VE Day 70: A Party to Remember
- Venue: Horse Guards Parade, London, England
- Date(s): 9 May 2015

= VE Day 70: A Party to Remember =

70th anniversary concert for Victory in Europe Day

VE Day 70: A Party To Remember was a 1940s themed concert and party held on Saturday 9 May 2015 on Horse Guards Parade in London. It was hosted by The Royal British Legion, as part of the three-day celebration to commemorate the 70th anniversary of Victory in Europe Day.

==Performances==
The concert was presented by Chris Evans.
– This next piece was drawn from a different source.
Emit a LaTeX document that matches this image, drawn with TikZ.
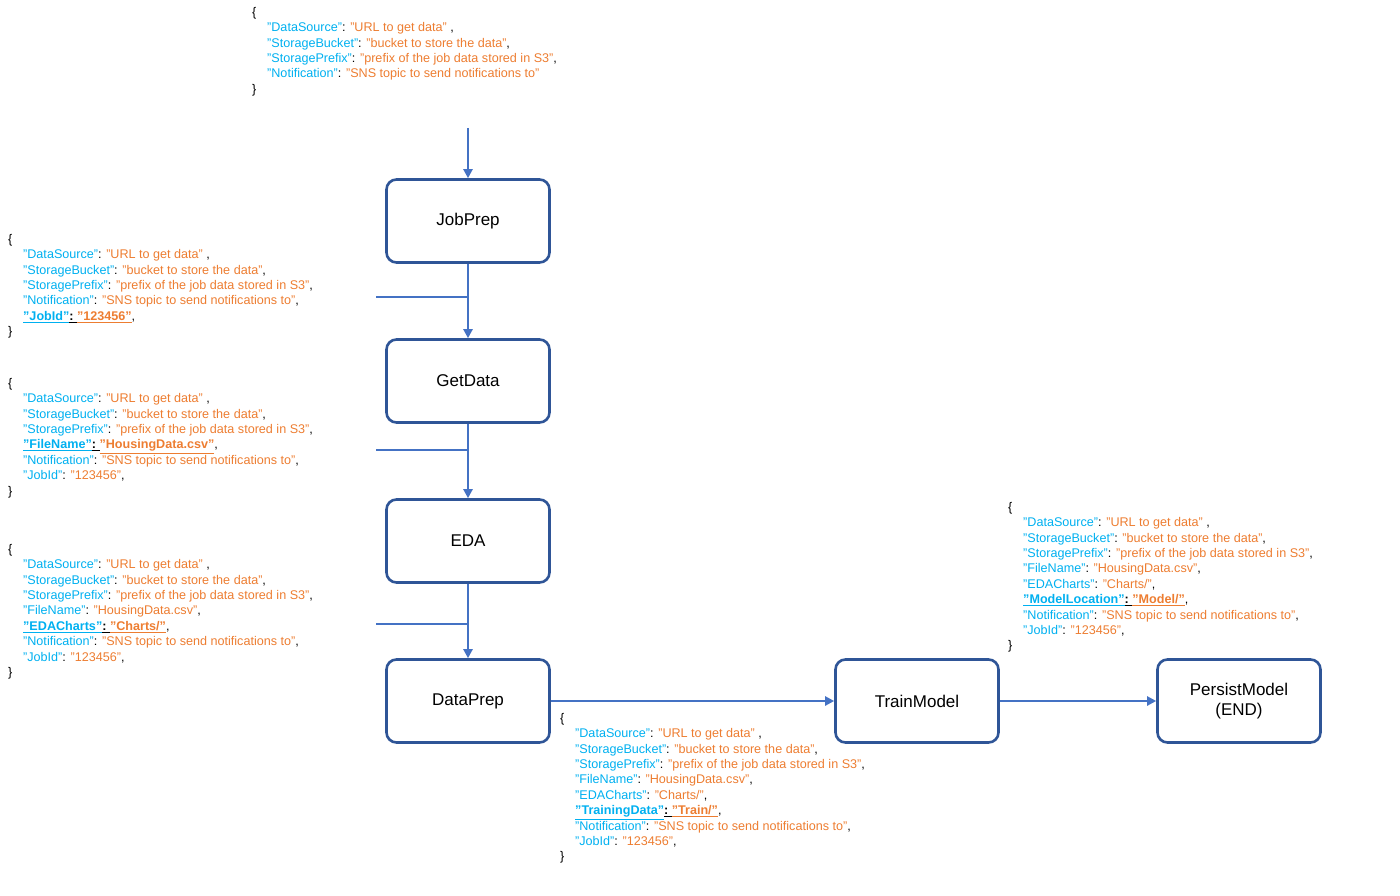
\documentclass[tikz,border=0pt]{standalone}
\usepackage{fontspec}
\setmainfont{Liberation Sans}
\usetikzlibrary{arrows.meta}
\definecolor{kc}{HTML}{00B0F0}
\definecolor{vc}{HTML}{ED7D31}
\definecolor{ac}{HTML}{4472C4}
\definecolor{bc}{HTML}{2F5597}
\newcommand{\jk}[1]{\textcolor{kc}{"#1"}}
\newcommand{\jv}[1]{\textcolor{vc}{"#1"}}
\newcommand{\jl}[2]{\hspace*{15pt}\jk{#1}: \jv{#2}}
\newcommand{\ju}[2]{\hspace*{15pt}\textbf{\textcolor{kc}{\underline{"#1"}}\underline{:~}\textcolor{vc}{\underline{"#2"}}},}
\newcommand{\lDS}{\jl{DataSource}{URL to get data} ,}
\newcommand{\lSB}{\jl{StorageBucket}{bucket to store the data},}
\newcommand{\lSP}{\jl{StoragePrefix}{prefix of the job data stored in S3},}
\newcommand{\lNO}{\jl{Notification}{SNS topic to send notifications to},}
\newcommand{\lJI}{\jl{JobId}{123456},}
\newcommand{\lFN}{\jl{FileName}{HousingData.csv},}
\newcommand{\lEC}{\jl{EDACharts}{Charts/},}
\begin{document}
\begin{tikzpicture}[x=1pt,y=-1pt,
  box/.style={draw=bc,line width=2.6pt,rounded corners=10pt,minimum width=163pt,minimum height=83pt,font=\fontsize{17}{20}\selectfont,align=center},
  json/.style={anchor=north west,align=left,inner sep=0pt,font=\fontsize{12.6}{15.4}\selectfont},
  arr/.style={draw=ac,line width=2.2pt,-{Triangle[length=9pt,width=9pt]}},
  ln/.style={draw=ac,line width=2.2pt}]
\useasboundingbox (0,0) rectangle (1400,896);
\node[box] (jp) at (468,221) {JobPrep};
\node[box] (gd) at (468,381) {GetData};
\node[box] (eda) at (468,541) {EDA};
\node[box] (dp) at (468,701) {DataPrep};
\node[box] (tm) at (917,701) {TrainModel};
\node[box] (pm) at (1239,701) {PersistModel\\(END)};
\coordinate (top) at (468,128);
\coordinate (s1) at (376,297);
\coordinate (j1) at (468,297);
\coordinate (s2) at (376,450);
\coordinate (j2) at (468,450);
\coordinate (s3) at (376,624);
\coordinate (j3) at (468,624);
\draw[arr] (top) -- (jp);
\draw[arr] (jp) -- (gd);
\draw[arr] (gd) -- (eda);
\draw[arr] (eda) -- (dp);
\draw[arr] (dp) -- (tm);
\draw[arr] (tm) -- (pm);
\draw[ln] (s1) -- (j1);
\draw[ln] (s2) -- (j2);
\draw[ln] (s3) -- (j3);
\node[json] (b1) at (252,7) {\{\\\lDS\\\lSB\\\lSP\\\jl{Notification}{SNS topic to send notifications to}\\\}};
\node[json] (b2) at (8,234) {\{\\\lDS\\\lSB\\\lSP\\\lNO\\\ju{JobId}{123456}\\\}};
\node[json] (b3) at (8,378) {\{\\\lDS\\\lSB\\\lSP\\\ju{FileName}{HousingData.csv}\\\lNO\\\jl{JobId}{123456},\\\}};
\node[json] (b4) at (8,544) {\{\\\lDS\\\lSB\\\lSP\\\lFN\\\ju{EDACharts}{Charts/}\\\lNO\\\jl{JobId}{123456},\\\}};
\node[json] (b5) at (560,713) {\{\\\lDS\\\lSB\\\lSP\\\lFN\\\lEC\\\ju{TrainingData}{Train/}\\\lNO\\\lJI\\\}};
\node[json] (b6) at (1008,502) {\{\\\lDS\\\lSB\\\lSP\\\lFN\\\lEC\\\ju{ModelLocation}{Model/}\\\lNO\\\jl{JobId}{123456},\\\}};
\end{tikzpicture}
\end{document}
Performers in order of first appearance:

- Diversity – dancing to "Puttin' On the Ritz" and "Sing, Sing, Sing (With a Swing)"
- Richard E. Grant – Ministry of Information advice
- Colin Salmon – Ministry of Information advice
- Alexander Armstrong – "We Must All Stick Together" (by Ralph Butler & Raymond Wallace), "London Pride"
- Collabro - "We Must All Stick Together", "Wish Me Luck as You Wave Me Goodbye"
- Bernard Cribbins – words of Jeffrey Illey, ten year-old evacuee
- Status Quo – "In the Army Now"
- Robert Lindsay – Winston Churchill's May 1940, August 1940 and May 1945 speeches
- Laura Wright – "Wish Me Luck as You Wave Me Goodbye"
- Katherine Jenkins – "He Wears a Pair of Silver Wings", "A Nightingale Sang in Berkeley Square", "We'll Meet Again"
- Pixie Lott – "Sally"
- Chas & Dave – "Run, Rabbit, Run", "Leaning on a Lamp-post", "When I'm Cleaning Windows", "You Are My Sunshine", "We're Going to Hang out the Washing on the Siegfried Line", "Roll Out the Barrel"
- Elaine Paige – "(There'll Be Bluebirds Over) The White Cliffs of Dover"
- Honeysuckle Weeks – Chotie writing to Dicker
- Laurence Fox – Dicker Writing to Chotie
- Gregory Porter – "As Time Goes By"
- Ian Lavender – words of Bill Miles, Home Guard volunteer
- Laura Wright, Pixie Lott and Rebecca Ferguson – "Boogie Woogie Bugle Boy"
- Blue – "Five Minutes More"
- Strictly Come Dancing professional dancers – "A Nightingale Sang in Berkeley Square", "In the Mood"
- Julia Sawalha – words of Marion Gardner, Land Army girl
- Alfie Boe – "You'll Never Walk Alone", "Run", "We'll Meet Again"
- Jane Horrocks – words of Lt. George. F . Morrison, 7th Battalion of the Royal Highlanders
- Martin Shaw – 'For the Fallen'

A message from Dame Vera Lynn was also read out, filmed interviews were shown, and actor Adrian Lester read an account of fighter pilot Hugh Dundas. World War II veterans, including Chelsea pensioners, were guests of honour.

==Broadcast==
The concert was broadcast live on BBC Radio 2 from 7.30pm to 10.00pm, with a later broadcast on BBC One and BBC One HD from 8.30pm to 10.25 pm. Ken Bruce provided commentary for the radio broadcast and the event was produced by Mark Simpson for the BBC.